A container ship ran aground on a coral reef off of New Zealand’s North Island (map, from bbcimg.co.uk) on Wednesday.
On Sunday the country’s prime minister John Key flew over the scene in a helicopter and said two inquiries were already under way to find out why the ship had collided with the Astrolabe Reef.
The Liberian-flagged ship, the MV Rena, is owned by Greece-based Costamare Inc. It is leaking oil and has created a 5-km slick. It is stranded 12 nautical miles off the coast.
With heavy swells and gale-force winds forecasted for the area from Monday, an all-out effort is under way to remove nearly 2,000 tonnes of oil remaining in the vessel.
According to officials since Wednesday 20-30 tonnes of oil have spilled into the Bay of Plenty, one of New Zealand’s top tourist destinations which is home to whales, dolphins, seals, penguins and a variety of birds.
“Serious questions” must be answered, said Mr Key.
“People know about the reef, and for it to plough into it for no particular reason – at night, in calm waters – tells you something terrible has gone wrong and we need to understand why,” he told Radio New Zealand.
The salvage operation is making good progress, said New Zealand’s oil spill response agency, Maritime New Zealand (MNZ). It added that “significant equipment” is at the scene : a naval supply ship, two in-shore patrol vessels and two helicopters.
MNZ said that experts are on board the Rena with specialist equipment in order to warn them if the ship is in danger of breaking up.
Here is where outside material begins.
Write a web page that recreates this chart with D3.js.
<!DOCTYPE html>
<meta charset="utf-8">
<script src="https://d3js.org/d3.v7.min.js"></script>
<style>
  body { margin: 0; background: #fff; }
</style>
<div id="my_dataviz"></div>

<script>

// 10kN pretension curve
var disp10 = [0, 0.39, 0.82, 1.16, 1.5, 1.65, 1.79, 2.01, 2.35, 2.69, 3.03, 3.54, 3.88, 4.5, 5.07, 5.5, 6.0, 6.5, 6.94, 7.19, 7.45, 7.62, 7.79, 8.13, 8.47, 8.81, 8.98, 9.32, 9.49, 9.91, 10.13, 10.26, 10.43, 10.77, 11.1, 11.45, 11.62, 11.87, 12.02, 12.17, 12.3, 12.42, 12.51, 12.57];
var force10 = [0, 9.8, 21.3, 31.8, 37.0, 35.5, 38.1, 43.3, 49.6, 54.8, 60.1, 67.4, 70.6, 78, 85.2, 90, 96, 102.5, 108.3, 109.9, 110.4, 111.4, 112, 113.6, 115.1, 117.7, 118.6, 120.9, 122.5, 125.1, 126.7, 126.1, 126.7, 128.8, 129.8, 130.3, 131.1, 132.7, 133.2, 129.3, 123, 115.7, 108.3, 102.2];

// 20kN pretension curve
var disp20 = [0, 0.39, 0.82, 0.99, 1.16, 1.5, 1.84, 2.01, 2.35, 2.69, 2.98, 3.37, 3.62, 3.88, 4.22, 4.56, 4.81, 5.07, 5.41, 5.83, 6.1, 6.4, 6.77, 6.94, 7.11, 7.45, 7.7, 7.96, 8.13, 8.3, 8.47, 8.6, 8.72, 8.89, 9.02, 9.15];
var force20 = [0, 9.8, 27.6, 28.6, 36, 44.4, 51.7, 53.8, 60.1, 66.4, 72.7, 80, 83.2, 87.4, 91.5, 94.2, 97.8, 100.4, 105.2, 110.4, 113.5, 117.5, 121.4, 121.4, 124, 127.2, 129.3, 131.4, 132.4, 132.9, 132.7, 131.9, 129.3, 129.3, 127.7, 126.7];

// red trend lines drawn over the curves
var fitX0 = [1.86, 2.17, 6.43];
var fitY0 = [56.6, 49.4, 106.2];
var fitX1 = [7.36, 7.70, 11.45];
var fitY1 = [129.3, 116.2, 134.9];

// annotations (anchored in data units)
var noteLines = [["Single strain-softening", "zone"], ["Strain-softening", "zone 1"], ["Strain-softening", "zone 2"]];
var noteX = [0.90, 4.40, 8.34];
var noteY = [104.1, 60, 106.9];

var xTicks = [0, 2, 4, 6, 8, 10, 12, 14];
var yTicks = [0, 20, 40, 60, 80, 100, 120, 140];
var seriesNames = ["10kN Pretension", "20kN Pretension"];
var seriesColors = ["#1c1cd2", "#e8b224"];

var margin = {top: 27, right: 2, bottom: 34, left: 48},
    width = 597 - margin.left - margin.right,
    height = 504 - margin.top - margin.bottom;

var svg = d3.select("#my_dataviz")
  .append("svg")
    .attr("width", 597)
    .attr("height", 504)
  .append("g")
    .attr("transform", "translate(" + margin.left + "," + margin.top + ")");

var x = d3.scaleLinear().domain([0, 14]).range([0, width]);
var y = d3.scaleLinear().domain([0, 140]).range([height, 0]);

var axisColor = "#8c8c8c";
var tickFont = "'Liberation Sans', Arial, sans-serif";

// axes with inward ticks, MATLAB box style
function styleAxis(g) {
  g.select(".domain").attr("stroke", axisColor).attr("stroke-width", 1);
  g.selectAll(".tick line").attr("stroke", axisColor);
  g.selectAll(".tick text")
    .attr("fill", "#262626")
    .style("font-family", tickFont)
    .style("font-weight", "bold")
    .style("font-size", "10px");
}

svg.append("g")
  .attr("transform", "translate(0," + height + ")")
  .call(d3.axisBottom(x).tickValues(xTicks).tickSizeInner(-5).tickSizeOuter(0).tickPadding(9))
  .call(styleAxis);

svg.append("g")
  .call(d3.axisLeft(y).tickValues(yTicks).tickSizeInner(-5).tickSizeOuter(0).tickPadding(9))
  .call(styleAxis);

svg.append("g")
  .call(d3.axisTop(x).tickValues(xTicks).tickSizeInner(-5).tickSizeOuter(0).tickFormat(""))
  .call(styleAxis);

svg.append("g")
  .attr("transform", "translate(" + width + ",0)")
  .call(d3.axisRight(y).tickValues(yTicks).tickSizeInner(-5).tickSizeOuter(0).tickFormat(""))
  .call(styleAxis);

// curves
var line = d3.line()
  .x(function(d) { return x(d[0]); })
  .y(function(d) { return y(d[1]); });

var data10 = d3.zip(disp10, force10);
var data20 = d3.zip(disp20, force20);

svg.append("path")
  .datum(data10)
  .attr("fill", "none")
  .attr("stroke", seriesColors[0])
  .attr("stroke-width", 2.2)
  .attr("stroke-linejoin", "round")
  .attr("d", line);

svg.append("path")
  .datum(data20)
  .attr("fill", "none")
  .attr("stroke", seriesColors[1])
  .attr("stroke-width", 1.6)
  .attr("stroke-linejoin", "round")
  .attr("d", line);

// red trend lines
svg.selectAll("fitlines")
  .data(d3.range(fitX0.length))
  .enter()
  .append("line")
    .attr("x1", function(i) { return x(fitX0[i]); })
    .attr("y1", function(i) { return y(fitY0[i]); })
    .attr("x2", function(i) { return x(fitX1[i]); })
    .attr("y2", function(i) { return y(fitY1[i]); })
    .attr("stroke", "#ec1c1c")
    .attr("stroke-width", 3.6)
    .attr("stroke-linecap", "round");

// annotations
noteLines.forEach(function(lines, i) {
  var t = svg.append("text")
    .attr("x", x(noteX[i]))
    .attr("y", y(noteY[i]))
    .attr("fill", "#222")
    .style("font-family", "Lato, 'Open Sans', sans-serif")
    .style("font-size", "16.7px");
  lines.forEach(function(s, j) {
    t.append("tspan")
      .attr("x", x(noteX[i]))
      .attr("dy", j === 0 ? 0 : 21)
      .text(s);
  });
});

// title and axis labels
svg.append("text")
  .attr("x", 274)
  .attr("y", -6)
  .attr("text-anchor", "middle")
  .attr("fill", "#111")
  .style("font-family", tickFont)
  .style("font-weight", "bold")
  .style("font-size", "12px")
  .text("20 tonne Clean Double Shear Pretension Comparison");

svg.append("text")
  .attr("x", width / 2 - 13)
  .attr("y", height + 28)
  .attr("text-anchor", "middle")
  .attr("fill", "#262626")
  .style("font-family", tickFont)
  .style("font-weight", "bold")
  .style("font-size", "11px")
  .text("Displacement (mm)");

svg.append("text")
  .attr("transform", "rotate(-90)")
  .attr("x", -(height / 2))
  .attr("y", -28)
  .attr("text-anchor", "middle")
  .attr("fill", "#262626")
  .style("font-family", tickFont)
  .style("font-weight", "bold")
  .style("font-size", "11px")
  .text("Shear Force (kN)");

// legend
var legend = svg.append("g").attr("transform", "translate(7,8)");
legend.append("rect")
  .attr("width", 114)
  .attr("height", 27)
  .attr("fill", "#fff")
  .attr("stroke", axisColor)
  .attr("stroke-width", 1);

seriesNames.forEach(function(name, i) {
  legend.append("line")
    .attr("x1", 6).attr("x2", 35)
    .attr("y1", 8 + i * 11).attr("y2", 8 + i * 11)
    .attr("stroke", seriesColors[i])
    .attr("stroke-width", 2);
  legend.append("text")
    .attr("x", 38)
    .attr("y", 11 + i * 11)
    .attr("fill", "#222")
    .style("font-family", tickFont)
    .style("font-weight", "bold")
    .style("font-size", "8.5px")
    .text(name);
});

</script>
“The top priority is to first remove the oil, then lighten the vessel by removing the containers, and finally, move the ship off the reef,” the MNZ said.
When it crashed into the reef, the MV Rena was carrying 2,171 loaded containers, some containing pollutants including paint and grease.
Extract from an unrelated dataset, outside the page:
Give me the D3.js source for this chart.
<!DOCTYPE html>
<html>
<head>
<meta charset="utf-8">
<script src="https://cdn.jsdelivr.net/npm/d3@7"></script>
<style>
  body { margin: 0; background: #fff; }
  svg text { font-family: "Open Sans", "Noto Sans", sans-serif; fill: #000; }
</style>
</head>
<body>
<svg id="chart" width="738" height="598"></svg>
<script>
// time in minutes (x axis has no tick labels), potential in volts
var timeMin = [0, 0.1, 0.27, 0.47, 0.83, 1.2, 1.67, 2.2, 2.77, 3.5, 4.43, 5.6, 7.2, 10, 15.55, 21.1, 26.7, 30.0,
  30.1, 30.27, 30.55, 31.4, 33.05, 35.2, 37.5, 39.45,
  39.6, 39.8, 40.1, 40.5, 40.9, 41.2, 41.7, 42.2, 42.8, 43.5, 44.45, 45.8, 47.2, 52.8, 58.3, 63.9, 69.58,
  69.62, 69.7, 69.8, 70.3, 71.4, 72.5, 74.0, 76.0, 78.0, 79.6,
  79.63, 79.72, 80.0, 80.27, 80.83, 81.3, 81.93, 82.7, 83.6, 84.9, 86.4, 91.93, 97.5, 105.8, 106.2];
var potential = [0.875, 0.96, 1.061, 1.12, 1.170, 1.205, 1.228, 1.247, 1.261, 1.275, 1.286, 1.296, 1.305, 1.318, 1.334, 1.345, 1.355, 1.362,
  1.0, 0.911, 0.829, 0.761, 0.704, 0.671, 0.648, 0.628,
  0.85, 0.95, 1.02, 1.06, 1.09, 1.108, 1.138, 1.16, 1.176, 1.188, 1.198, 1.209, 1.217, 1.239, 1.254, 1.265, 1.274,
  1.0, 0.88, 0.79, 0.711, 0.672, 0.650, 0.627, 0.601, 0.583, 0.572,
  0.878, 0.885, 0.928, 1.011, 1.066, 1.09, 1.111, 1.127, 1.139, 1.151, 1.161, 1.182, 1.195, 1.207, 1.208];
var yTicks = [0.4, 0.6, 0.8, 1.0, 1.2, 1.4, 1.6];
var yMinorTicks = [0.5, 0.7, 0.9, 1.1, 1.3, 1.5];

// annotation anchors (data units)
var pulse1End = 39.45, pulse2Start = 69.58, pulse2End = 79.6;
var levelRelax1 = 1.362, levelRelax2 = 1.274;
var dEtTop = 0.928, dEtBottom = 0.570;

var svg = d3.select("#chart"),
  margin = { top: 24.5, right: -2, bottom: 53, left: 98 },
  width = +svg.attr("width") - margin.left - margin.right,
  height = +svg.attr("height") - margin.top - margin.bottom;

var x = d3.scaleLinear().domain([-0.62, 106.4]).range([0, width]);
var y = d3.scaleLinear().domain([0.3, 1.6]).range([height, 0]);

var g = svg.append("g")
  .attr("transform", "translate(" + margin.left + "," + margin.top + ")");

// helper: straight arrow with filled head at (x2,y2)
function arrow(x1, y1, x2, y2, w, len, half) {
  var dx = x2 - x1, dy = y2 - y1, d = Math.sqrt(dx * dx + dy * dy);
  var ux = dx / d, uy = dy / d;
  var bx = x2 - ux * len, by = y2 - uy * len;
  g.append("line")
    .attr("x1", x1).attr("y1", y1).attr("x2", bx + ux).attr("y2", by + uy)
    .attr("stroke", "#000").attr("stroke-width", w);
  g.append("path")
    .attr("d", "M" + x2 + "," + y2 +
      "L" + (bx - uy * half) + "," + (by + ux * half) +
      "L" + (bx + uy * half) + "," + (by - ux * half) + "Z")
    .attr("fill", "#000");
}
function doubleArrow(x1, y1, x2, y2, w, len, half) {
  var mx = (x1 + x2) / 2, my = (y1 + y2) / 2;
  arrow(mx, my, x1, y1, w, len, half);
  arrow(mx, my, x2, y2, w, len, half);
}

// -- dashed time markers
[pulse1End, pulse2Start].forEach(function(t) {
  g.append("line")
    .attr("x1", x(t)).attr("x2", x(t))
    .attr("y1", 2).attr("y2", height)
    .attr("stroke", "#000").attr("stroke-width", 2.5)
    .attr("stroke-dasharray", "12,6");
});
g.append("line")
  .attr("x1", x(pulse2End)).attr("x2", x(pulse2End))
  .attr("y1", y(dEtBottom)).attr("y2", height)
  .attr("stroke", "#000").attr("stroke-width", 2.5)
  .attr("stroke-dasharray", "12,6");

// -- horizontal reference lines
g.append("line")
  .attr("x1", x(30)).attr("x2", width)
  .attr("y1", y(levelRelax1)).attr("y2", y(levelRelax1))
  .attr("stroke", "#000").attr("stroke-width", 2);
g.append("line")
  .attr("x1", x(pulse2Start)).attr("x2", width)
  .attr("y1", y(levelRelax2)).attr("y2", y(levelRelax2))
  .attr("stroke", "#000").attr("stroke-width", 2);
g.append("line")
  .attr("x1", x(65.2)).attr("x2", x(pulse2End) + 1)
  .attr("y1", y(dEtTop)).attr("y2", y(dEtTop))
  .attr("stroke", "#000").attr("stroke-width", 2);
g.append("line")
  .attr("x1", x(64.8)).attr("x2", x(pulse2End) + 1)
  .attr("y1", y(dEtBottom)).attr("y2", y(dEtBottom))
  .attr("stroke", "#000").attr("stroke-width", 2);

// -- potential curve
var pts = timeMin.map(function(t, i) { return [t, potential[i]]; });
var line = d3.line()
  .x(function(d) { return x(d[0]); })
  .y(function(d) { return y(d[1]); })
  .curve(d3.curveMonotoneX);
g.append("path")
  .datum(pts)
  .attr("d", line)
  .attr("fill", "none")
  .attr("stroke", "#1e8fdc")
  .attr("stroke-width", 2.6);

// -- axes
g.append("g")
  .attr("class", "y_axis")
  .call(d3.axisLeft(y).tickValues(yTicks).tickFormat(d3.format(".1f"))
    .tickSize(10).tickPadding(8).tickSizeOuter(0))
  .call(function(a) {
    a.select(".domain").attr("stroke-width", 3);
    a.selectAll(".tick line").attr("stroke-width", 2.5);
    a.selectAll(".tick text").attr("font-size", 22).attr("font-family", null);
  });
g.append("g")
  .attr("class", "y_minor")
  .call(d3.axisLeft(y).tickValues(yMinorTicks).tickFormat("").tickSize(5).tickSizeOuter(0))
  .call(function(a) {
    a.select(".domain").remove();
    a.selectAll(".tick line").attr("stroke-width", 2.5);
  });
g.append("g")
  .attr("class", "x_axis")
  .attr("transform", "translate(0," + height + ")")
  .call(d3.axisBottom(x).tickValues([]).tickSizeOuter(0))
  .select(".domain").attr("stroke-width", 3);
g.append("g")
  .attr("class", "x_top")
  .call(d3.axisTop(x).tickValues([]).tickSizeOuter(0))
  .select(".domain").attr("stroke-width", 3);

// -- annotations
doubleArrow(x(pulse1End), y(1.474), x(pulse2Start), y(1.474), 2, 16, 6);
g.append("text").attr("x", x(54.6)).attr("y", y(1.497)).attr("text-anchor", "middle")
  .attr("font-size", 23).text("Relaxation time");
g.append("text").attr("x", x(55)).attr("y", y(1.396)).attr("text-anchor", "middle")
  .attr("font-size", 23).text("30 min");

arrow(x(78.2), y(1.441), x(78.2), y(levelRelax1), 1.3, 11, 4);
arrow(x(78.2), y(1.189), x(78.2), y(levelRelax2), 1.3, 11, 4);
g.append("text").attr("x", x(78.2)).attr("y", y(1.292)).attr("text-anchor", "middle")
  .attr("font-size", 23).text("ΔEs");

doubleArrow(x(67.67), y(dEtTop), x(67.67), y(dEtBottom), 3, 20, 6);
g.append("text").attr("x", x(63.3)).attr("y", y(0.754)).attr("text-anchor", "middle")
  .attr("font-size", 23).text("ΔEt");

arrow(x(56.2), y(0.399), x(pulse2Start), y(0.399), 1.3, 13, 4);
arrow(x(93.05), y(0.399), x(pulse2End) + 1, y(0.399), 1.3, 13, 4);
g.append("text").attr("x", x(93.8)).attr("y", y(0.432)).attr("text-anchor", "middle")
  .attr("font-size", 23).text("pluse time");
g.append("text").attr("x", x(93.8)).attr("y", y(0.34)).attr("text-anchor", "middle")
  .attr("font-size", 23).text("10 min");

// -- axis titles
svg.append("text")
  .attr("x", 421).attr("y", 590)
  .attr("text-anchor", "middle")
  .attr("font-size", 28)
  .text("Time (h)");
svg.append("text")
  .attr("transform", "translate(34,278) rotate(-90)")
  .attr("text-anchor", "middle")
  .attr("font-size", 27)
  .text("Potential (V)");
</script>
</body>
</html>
The oil that has spilled in the water is being scooped up by two barges.
But the MNZ said people should see more oil in the water in the coming days and washing up on nearby beaches on Wednesday or Thursday.
“The weather is starting to change, and is forecast to deteriorate over the coming days, which will impact on both the salvage and oil recovery effort,” it warned.
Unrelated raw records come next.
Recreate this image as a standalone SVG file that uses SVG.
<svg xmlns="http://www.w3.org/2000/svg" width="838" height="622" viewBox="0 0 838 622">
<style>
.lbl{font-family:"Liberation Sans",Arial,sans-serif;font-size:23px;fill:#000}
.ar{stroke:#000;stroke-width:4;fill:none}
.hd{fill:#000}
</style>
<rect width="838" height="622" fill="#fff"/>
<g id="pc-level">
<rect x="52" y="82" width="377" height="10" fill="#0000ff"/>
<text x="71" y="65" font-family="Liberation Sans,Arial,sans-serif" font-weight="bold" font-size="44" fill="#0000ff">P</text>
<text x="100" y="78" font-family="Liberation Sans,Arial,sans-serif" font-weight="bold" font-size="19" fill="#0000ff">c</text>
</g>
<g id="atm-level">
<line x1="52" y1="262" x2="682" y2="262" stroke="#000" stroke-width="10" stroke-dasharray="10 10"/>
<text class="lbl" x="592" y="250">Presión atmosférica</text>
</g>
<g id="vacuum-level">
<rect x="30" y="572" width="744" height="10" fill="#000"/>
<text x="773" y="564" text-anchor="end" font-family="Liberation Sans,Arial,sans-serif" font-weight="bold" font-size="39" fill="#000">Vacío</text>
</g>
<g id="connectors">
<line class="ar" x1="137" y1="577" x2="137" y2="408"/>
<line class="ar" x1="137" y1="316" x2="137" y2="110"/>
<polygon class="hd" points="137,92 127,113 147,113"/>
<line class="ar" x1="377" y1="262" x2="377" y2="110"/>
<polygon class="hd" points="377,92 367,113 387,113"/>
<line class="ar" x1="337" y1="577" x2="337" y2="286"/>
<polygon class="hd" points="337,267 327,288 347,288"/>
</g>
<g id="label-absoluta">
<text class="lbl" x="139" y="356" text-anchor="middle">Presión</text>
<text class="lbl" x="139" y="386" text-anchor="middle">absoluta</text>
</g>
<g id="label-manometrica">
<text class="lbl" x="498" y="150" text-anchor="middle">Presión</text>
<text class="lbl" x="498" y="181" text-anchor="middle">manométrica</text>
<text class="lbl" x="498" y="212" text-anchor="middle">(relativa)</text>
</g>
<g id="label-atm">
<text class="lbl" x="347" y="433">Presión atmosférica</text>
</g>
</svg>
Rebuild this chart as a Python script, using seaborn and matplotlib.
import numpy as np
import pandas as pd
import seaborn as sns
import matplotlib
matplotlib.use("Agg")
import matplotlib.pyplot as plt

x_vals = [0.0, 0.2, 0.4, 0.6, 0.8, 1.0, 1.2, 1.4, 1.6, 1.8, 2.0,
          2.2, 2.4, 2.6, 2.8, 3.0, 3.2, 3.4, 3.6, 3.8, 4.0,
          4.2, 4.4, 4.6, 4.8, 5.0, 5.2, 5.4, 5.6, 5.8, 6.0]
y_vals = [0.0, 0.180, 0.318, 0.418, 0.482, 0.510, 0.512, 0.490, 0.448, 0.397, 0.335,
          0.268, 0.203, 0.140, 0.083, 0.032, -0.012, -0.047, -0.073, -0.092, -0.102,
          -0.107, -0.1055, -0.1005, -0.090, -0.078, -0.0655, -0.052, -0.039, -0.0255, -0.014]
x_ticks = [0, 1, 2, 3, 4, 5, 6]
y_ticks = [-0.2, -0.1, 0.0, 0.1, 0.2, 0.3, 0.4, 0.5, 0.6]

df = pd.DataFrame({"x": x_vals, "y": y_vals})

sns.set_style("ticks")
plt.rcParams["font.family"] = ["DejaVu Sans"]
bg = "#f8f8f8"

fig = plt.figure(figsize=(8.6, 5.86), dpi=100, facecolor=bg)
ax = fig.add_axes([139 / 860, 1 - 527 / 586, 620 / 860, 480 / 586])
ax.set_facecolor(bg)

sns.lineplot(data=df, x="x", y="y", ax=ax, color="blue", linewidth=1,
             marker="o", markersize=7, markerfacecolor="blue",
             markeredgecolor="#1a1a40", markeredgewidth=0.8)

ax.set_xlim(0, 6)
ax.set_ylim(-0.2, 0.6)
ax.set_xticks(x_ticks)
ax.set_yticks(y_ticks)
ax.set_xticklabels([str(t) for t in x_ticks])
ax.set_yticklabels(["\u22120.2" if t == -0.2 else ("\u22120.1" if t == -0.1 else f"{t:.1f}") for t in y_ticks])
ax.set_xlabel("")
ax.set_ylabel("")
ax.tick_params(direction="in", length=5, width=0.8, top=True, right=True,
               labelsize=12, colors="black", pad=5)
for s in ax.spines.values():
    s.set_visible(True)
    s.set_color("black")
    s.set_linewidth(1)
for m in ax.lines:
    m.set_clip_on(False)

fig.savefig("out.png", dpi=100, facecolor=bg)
With one end of the ship stuck on the reef and the other end floating free, the coming stormy weather could lead to its break-up, experts said.
“Once you increase the swell, the upsurge, the lift on the aft end of the ship will increase, and the chances of her separating start to rise,” explained Marine Risk Assessor John Riding.
The ship’s owners said they were “working tirelessly” on the response.
In a statement the firm said that “minimising any impact to New Zealand’s coastline is the absolute priority”.
“The current primary focus of the salvage operations is the safe transfer of the vessel’s fuel oil from her tanks.”
A one-kilometre exclusion zone has been established around the ship by MNZ, which warned that the fuel oil is toxic.
Two wildlife rescue centres have been established by the department of conservation. In the meantime teams are scouring the beaches and islands of the Bay of Plenty, searching for oil-covered animals and birds.
Eight oiled birds, including little blue penguins, have been found and taken to a wildlife facility in Te Maunga, said the maritime authorities.
“From tip to toe, they are covered in black sticky gunk, matting up all their feathers right down to the skin,” said Brett Gartrell of New Zealand’s Wildlife Health Centre. “They have ingested it and started to get anaemic, which is part of the toxic effect of the oil.”
The accident happened in the middle of the breeding season for birds, a “disastrous” timing, said the animal welfare group Forest and Bird.